The passage of any of these would be a landmark event, providing the U.S. market with a level of clarity it has never had before.
Secrets to Navigating the Evolving Crypto Landscape
As someone who has tracked digital trends for two decades, I’ve learned that staying ahead isn’t about having a crystal ball. It’s about having the right framework for thinking. Here are my core strategies for navigating this complex environment.
- Focus on the “Why,” Not Just the “What”. Don’t just read headlines about a new rule. Ask *why* regulators are proposing it. The core motivations are almost always investor protection, financial stability, and fighting illicit finance. Understanding their goals helps you anticipate their next moves.
- Diversify Your Information Diet. Your crypto-influencer-heavy social media feed is an echo chamber. To get the full picture, you must read the other side’s arguments. Follow financial reporters, read regulatory proposals, and listen to what skeptics are saying. A balanced view is your best defense against blind spots.
- My Big Mistake: Ignoring Regulatory Risk. Early in my journey, I invested in a promising project with great tech. I ignored the red flags: the team was anonymous and its token sale looked a lot like an unregistered securities offering. When regulators cracked down, the project vanished and so did my money. The lesson: a project’s regulatory strategy is as fundamental as its technology.
- Watch the Courts, Not Just Congress. While new laws are important, the most immediate changes are happening in the courtroom. Major cases, like the SEC’s battles with large crypto firms, are setting legal precedents that act as law until Congress says otherwise. The outcomes of these cases have more short-term impact than any proposed bill.
- Understand the Global Context. The U.S. isn’t acting in a vacuum. Europe’s comprehensive MiCA (Markets in Crypto-Assets) regulation is already in effect, providing a clear rulebook. As capital and talent flow to regions with more clarity, it puts pressure on U.S. lawmakers to act, lest they fall behind.

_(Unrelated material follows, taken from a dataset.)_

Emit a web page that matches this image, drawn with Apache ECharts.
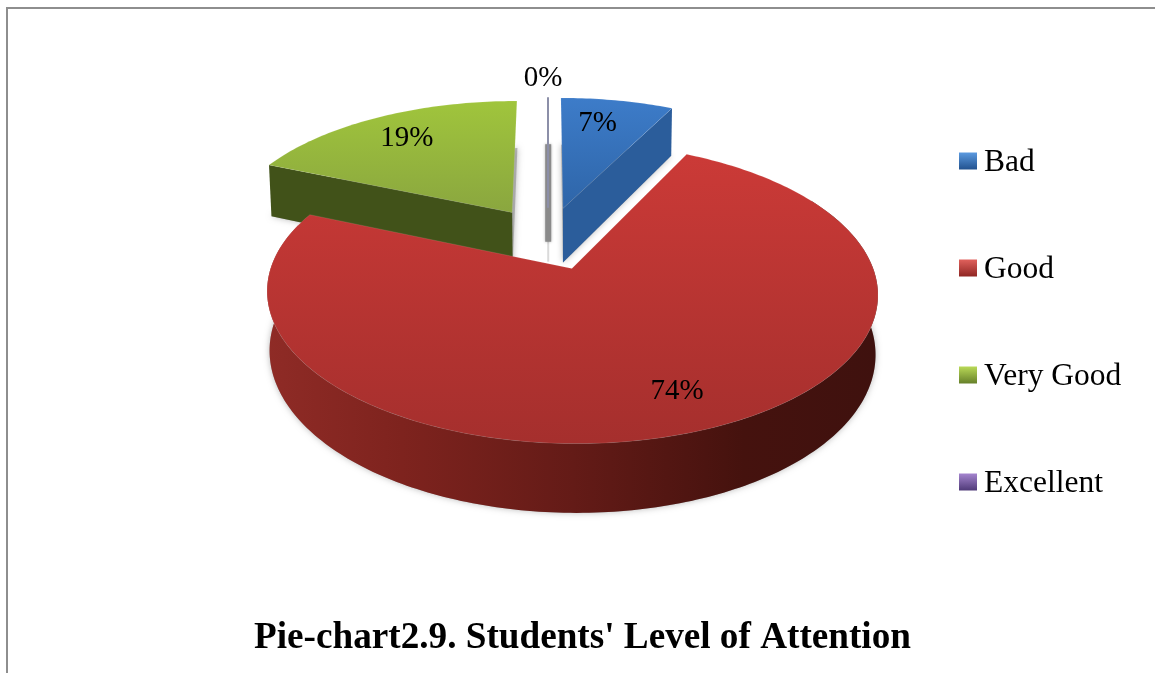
<!DOCTYPE html>
<html><head><meta charset="utf-8">
<style>html,body{margin:0;padding:0;background:#fff}#c{width:1155px;height:673px}</style>
<script src="https://cdn.jsdelivr.net/npm/echarts@6/dist/echarts.min.js"></script>
</head><body><div id="c"></div>
<script>
const categories = ['Bad', 'Good', 'Very Good', 'Excellent'];
const values = [7.4, 74, 18.6, 0];
const percentLabels = ['7%', '74%', '19%', '0%'];
const chartTitle = "Pie-chart2.9. Students' Level of Attention";

const SERIF = '"Liberation Serif","Times New Roman",serif';
// Oblique view of the pie: pivot, half-axes, perspective, extrusion, explosion
const VIEW = { ox: 548, oy: 238, a: 291, b: 136.6, k: 0.158, depth: 56, explode: 0.23, firstAngle: 0, shrink: 0.992, cx: 574 };
const LABEL_RADIUS = [0.78, 0.78, 0.78, 1.22];
const LABEL_NUDGE = [[-9, 2], [10, 1], [2, 2], [-5, 2]];
const PALETTE = [
  { top: ['#3d7cc9', '#2e65a8'], wall: ['#2b5d9b', '#2a5890'], legend: ['#5b9ae0', '#22528f'] },
  { top: ['#cb3a37', '#a52f2d'], wall: ['#8f2b26', '#3a0f0c'], legend: ['#e0615c', '#8f2623'] },
  { top: ['#a0c53c', '#8aa63f'], wall: ['#415219', '#3f4e1a'], legend: ['#b9d957', '#66802a'] },
  { top: ['#8c8fa8', '#8c8fa8'], wall: ['#8a8a8a', '#8a8a8a'], legend: ['#a585cf', '#4f3a78'] }
];

const total = values.reduce((s, v) => s + v, 0);
const starts = [];
values.reduce((acc, v, i) => { starts[i] = acc; return acc + v; }, 0);

function project(u, w, z) {
  const s = 1 / (1 + VIEW.k * w);
  let X = VIEW.ox + VIEW.a * u * s;
  const Y = VIEW.oy - VIEW.b * w * s + (z ? VIEW.depth * s : 0);
  if (z) X = VIEW.cx + (X - VIEW.cx) * VIEW.shrink;
  return [X, Y];
}
const rad = d => d * Math.PI / 180;

function sliceChildren(idx, value) {
  const t0 = VIEW.firstAngle + starts[idx] / total * 360;
  const t1 = t0 + value / total * 360;
  const mid = (t0 + t1) / 2;
  const ou = VIEW.explode * Math.sin(rad(mid));
  const ow = VIEW.explode * Math.cos(rad(mid));
  const rim = (t, z) => project(ou + Math.sin(rad(t)), ow + Math.cos(rad(t)), z);
  const apex = z => project(ou, ow, z);
  const arc = (a, b, z) => {
    const pts = [];
    const n = Math.max(1, Math.ceil(Math.abs(b - a)));
    for (let i = 0; i <= n; i++) pts.push(rim(a + (b - a) * i / n, z));
    return pts;
  };
  const pal = PALETTE[idx];
  const vGrad = c => ({ type: 'linear', x: 0, y: 0, x2: 0, y2: 1, colorStops: [{ offset: 0, color: c[0] }, { offset: 1, color: c[1] }] });
  const kids = [];

  if (value === 0) {
    const a0 = rim(t0, false), a1 = apex(false), b0 = rim(t0, true), b1 = apex(true);
    const cut = [b0[0] + (b1[0] - b0[0]) * 0.83, b0[1] + (b1[1] - b0[1]) * 0.83];
    kids.push({ type: 'line', shape: { x1: b0[0], y1: b0[1], x2: b1[0], y2: b1[1] }, style: { stroke: 'rgba(150,150,150,0.35)', lineWidth: 2 } });
    kids.push({ type: 'line', shape: { x1: b0[0], y1: b0[1], x2: cut[0], y2: cut[1] }, style: { stroke: pal.wall[0], lineWidth: 6, shadowBlur: 3, shadowColor: 'rgba(0,0,0,0.3)' } });
    kids.push({ type: 'line', shape: { x1: a0[0], y1: a0[1], x2: a1[0], y2: a1[1] }, style: { stroke: pal.top[0], lineWidth: 2 } });
  } else {
    // floor face carries the soft shadow
    kids.push({ type: 'polygon', shape: { points: [apex(true)].concat(arc(t0, t1, true)) }, style: { fill: 'rgba(135,135,135,0.55)', shadowBlur: 6, shadowColor: 'rgba(0,0,0,0.5)' } });
    // radial walls that face the viewer
    const wall = t => ({ type: 'polygon', shape: { points: [apex(false), rim(t, false), rim(t, true), apex(true)] }, style: { fill: pal.wall[0] } });
    if (Math.sin(rad(t0)) < -0.1) kids.push(wall(t0));
    if (Math.sin(rad(t1)) > 0.1) kids.push(wall(t1));
    // curved outer wall, front part only
    const fa = Math.max(t0, 60), fb = Math.min(t1, 288);
    if (fb > fa) {
      const strip = arc(fa, fb, false).concat(arc(fa, fb, true).reverse());
      kids.push({ type: 'polygon', shape: { points: strip }, style: { fill: {
        type: 'linear', x: 1, y: 0, x2: 0, y2: 0,
        colorStops: [
          { offset: 0, color: '#3f110e' }, { offset: 0.22, color: '#45120e' },
          { offset: 0.5, color: '#641b17' }, { offset: 0.78, color: '#7e231e' },
          { offset: 1, color: pal.wall[0] }
        ] } } });
    }
    // top face
    kids.push({ type: 'polygon', shape: { points: [apex(false)].concat(arc(t0, t1, false)) },
      style: { fill: vGrad(pal.top), stroke: 'rgba(255,255,255,0.10)', lineWidth: 1 } });
  }
  // data label
  const r = LABEL_RADIUS[idx];
  const lp = project(ou + r * Math.sin(rad(mid)), ow + r * Math.cos(rad(mid)), false);
  kids.push({ type: 'text', z2: 50, style: { x: lp[0] + LABEL_NUDGE[idx][0], y: lp[1] + LABEL_NUDGE[idx][1], text: percentLabels[idx], fill: '#000', font: '29px ' + SERIF, textAlign: 'center', textVerticalAlign: 'middle' } });
  return kids;
}

// painter's order: far slices first, the big front slice last
const DRAW_ORDER = { 'Bad': 1, 'Excellent': 2, 'Very Good': 3, 'Good': 4 };

const series = categories.map((name, i) => ({
  name, type: 'custom', coordinateSystem: 'none', silent: true, z: DRAW_ORDER[name],
  itemStyle: { color: PALETTE[i].top[0] },
  data: [[values[i]]],
  renderItem: (params, api) => ({ type: 'group', children: sliceChildren(i, api.value(0)) })
}));

const chart = echarts.init(document.getElementById('c'), null, { renderer: 'canvas' });
chart.setOption({
  animation: false,
  backgroundColor: '#fff',
  title: { text: chartTitle, left: 577.5, top: 615, textAlign: 'center',
    textStyle: { fontFamily: SERIF, fontSize: 37.2, fontWeight: 'bold', color: '#000' } },
  legend: {
    orient: 'vertical', left: 959, top: 147, padding: 0, itemWidth: 18, itemHeight: 17, itemGap: 75,
    selectedMode: false, icon: 'rect',
    formatter: name => '{a|' + name + '}',
    textStyle: { fontFamily: SERIF, fontSize: 31.5, color: '#000',
      rich: { a: { fontFamily: SERIF, fontSize: 31.5, color: '#000', padding: [4, 0, 0, 2] } } },
    data: categories.map((name, i) => ({ name, itemStyle: { color: {
      type: 'linear', x: 0, y: 0, x2: 0, y2: 1,
      colorStops: [{ offset: 0, color: PALETTE[i].legend[0] }, { offset: 1, color: PALETTE[i].legend[1] }] } } }))
  },
  graphic: [{ type: 'polyline', z: 0, silent: true, shape: { points: [[7, 700], [7, 8], [1160, 8]] }, style: { fill: 'none', stroke: '#8e8e8e', lineWidth: 2 } }],
  series
});
</script></body></html>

Frequently Asked Questions
Is the U.S. government trying to ban cryptocurrency?
No, the consistent message from all major agencies is that they are focused on regulation, not an outright ban. The goal is to integrate digital assets into the financial system while managing risks to consumers and the economy.
Will crypto regulation make me lose money?
In the short term, news of a regulatory crackdown can cause market fear and price drops. However, the long-term goal of clear regulation is to create a more stable, mature, and trustworthy market, which could attract more institutional capital and lead to sustainable growth.
How does this affect Bitcoin and Ethereum specifically?
Bitcoin is widely considered a commodity by all U.S. regulators, so it faces the least existential risk. Ethereum’s status is more complex; since its move to Proof-of-Stake, some regulators have suggested it may have characteristics of a security, creating ongoing uncertainty.
What is the single most important thing for an investor to watch in 2026?
Keep a close eye on the progress of a comprehensive market structure bill in Congress. Its passage would provide the most significant clarity for the entire industry and could unlock the next phase of adoption and innovation in the United States.